_WORK INSTRUCTIONS_
Each entry below is to be written out exactly, and the pictures are to be left out.

_TASK INPUTS_
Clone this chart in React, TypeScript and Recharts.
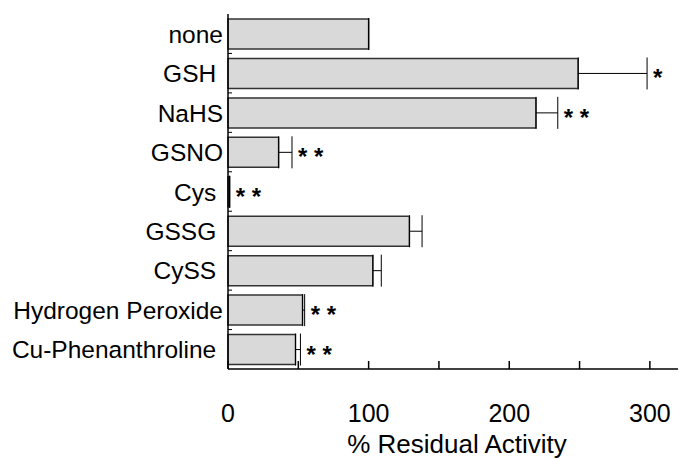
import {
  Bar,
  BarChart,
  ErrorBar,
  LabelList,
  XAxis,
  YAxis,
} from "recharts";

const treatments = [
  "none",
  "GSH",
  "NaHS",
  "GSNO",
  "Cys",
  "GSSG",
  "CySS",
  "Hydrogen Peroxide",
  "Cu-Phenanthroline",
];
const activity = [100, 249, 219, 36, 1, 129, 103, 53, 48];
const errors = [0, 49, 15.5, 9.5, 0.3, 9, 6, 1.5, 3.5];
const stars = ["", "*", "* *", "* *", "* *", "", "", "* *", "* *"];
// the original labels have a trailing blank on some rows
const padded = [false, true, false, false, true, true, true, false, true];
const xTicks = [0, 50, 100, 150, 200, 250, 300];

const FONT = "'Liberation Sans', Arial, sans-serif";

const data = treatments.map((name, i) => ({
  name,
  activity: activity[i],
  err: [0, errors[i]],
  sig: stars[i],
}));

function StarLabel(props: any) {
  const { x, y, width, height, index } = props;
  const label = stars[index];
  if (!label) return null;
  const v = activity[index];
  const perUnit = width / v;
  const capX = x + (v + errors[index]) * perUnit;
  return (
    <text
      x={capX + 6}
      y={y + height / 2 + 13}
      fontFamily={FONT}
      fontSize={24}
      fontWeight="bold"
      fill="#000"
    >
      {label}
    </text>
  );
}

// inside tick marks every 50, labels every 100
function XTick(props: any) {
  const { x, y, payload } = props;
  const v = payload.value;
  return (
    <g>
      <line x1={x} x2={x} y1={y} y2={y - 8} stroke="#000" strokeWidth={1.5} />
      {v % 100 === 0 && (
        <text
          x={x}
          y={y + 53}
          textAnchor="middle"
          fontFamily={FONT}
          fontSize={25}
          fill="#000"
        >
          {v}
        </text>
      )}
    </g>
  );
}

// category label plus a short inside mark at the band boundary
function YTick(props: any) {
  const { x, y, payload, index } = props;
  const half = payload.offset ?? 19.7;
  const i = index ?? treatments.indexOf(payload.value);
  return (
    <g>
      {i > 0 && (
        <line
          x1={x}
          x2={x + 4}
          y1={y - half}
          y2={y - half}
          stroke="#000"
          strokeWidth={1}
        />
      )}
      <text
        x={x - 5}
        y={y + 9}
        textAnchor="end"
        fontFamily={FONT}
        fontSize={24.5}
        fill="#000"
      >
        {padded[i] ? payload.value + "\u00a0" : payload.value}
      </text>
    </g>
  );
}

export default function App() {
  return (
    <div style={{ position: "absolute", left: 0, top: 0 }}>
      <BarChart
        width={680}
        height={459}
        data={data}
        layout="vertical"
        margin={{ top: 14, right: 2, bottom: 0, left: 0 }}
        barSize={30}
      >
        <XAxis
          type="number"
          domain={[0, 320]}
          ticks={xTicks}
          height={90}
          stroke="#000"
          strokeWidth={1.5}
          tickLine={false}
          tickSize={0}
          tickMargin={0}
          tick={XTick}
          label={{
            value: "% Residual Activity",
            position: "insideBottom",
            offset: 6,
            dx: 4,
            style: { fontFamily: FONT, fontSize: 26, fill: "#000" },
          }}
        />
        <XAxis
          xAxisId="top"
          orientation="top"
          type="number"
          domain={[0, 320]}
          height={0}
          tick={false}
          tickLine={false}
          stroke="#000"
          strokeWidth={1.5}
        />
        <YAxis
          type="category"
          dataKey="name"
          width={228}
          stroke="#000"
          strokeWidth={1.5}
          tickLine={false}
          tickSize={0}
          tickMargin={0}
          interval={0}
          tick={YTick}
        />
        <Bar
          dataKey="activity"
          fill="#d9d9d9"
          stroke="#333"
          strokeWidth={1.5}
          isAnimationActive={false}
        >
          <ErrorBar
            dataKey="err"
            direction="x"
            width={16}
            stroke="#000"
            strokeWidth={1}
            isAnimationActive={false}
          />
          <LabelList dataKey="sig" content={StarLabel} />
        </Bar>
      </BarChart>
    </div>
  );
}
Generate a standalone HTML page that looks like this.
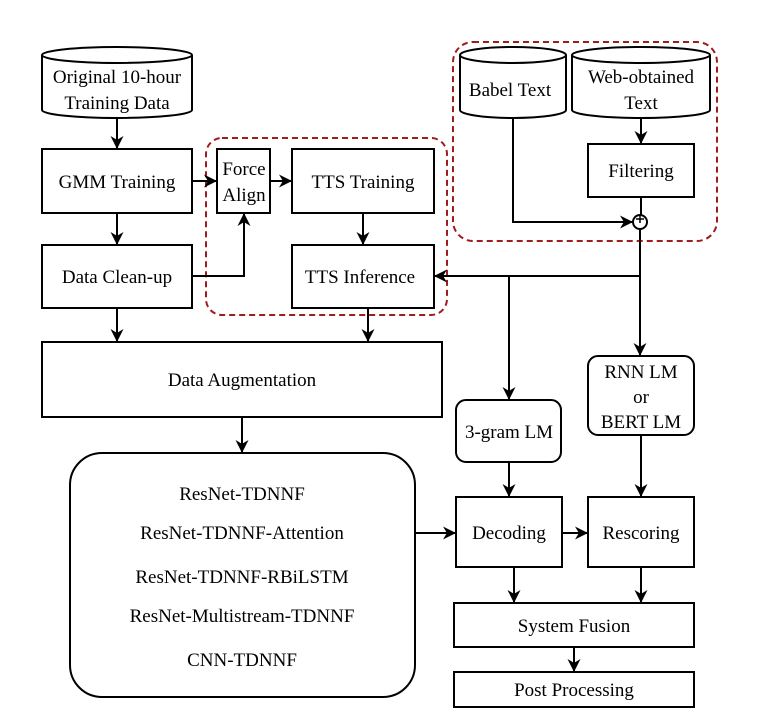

_FULL ANSWER_
Clone this chart in React, TypeScript and Recharts.
import {
  Bar,
  BarChart,
  ErrorBar,
  LabelList,
  XAxis,
  YAxis,
} from "recharts";

const treatments = [
  "none",
  "GSH",
  "NaHS",
  "GSNO",
  "Cys",
  "GSSG",
  "CySS",
  "Hydrogen Peroxide",
  "Cu-Phenanthroline",
];
const activity = [100, 249, 219, 36, 1, 129, 103, 53, 48];
const errors = [0, 49, 15.5, 9.5, 0.3, 9, 6, 1.5, 3.5];
const stars = ["", "*", "* *", "* *", "* *", "", "", "* *", "* *"];
// the original labels have a trailing blank on some rows
const padded = [false, true, false, false, true, true, true, false, true];
const xTicks = [0, 50, 100, 150, 200, 250, 300];

const FONT = "'Liberation Sans', Arial, sans-serif";

const data = treatments.map((name, i) => ({
  name,
  activity: activity[i],
  err: [0, errors[i]],
  sig: stars[i],
}));

function StarLabel(props: any) {
  const { x, y, width, height, index } = props;
  const label = stars[index];
  if (!label) return null;
  const v = activity[index];
  const perUnit = width / v;
  const capX = x + (v + errors[index]) * perUnit;
  return (
    <text
      x={capX + 6}
      y={y + height / 2 + 13}
      fontFamily={FONT}
      fontSize={24}
      fontWeight="bold"
      fill="#000"
    >
      {label}
    </text>
  );
}

// inside tick marks every 50, labels every 100
function XTick(props: any) {
  const { x, y, payload } = props;
  const v = payload.value;
  return (
    <g>
      <line x1={x} x2={x} y1={y} y2={y - 8} stroke="#000" strokeWidth={1.5} />
      {v % 100 === 0 && (
        <text
          x={x}
          y={y + 53}
          textAnchor="middle"
          fontFamily={FONT}
          fontSize={25}
          fill="#000"
        >
          {v}
        </text>
      )}
    </g>
  );
}

// category label plus a short inside mark at the band boundary
function YTick(props: any) {
  const { x, y, payload, index } = props;
  const half = payload.offset ?? 19.7;
  const i = index ?? treatments.indexOf(payload.value);
  return (
    <g>
      {i > 0 && (
        <line
          x1={x}
          x2={x + 4}
          y1={y - half}
          y2={y - half}
          stroke="#000"
          strokeWidth={1}
        />
      )}
      <text
        x={x - 5}
        y={y + 9}
        textAnchor="end"
        fontFamily={FONT}
        fontSize={24.5}
        fill="#000"
      >
        {padded[i] ? payload.value + "\u00a0" : payload.value}
      </text>
    </g>
  );
}

export default function App() {
  return (
    <div style={{ position: "absolute", left: 0, top: 0 }}>
      <BarChart
        width={680}
        height={459}
        data={data}
        layout="vertical"
        margin={{ top: 14, right: 2, bottom: 0, left: 0 }}
        barSize={30}
      >
        <XAxis
          type="number"
          domain={[0, 320]}
          ticks={xTicks}
          height={90}
          stroke="#000"
          strokeWidth={1.5}
          tickLine={false}
          tickSize={0}
          tickMargin={0}
          tick={XTick}
          label={{
            value: "% Residual Activity",
            position: "insideBottom",
            offset: 6,
            dx: 4,
            style: { fontFamily: FONT, fontSize: 26, fill: "#000" },
          }}
        />
        <XAxis
          xAxisId="top"
          orientation="top"
          type="number"
          domain={[0, 320]}
          height={0}
          tick={false}
          tickLine={false}
          stroke="#000"
          strokeWidth={1.5}
        />
        <YAxis
          type="category"
          dataKey="name"
          width={228}
          stroke="#000"
          strokeWidth={1.5}
          tickLine={false}
          tickSize={0}
          tickMargin={0}
          interval={0}
          tick={YTick}
        />
        <Bar
          dataKey="activity"
          fill="#d9d9d9"
          stroke="#333"
          strokeWidth={1.5}
          isAnimationActive={false}
        >
          <ErrorBar
            dataKey="err"
            direction="x"
            width={16}
            stroke="#000"
            strokeWidth={1}
            isAnimationActive={false}
          />
          <LabelList dataKey="sig" content={StarLabel} />
        </Bar>
      </BarChart>
    </div>
  );
}
Generate a standalone HTML page that looks like this.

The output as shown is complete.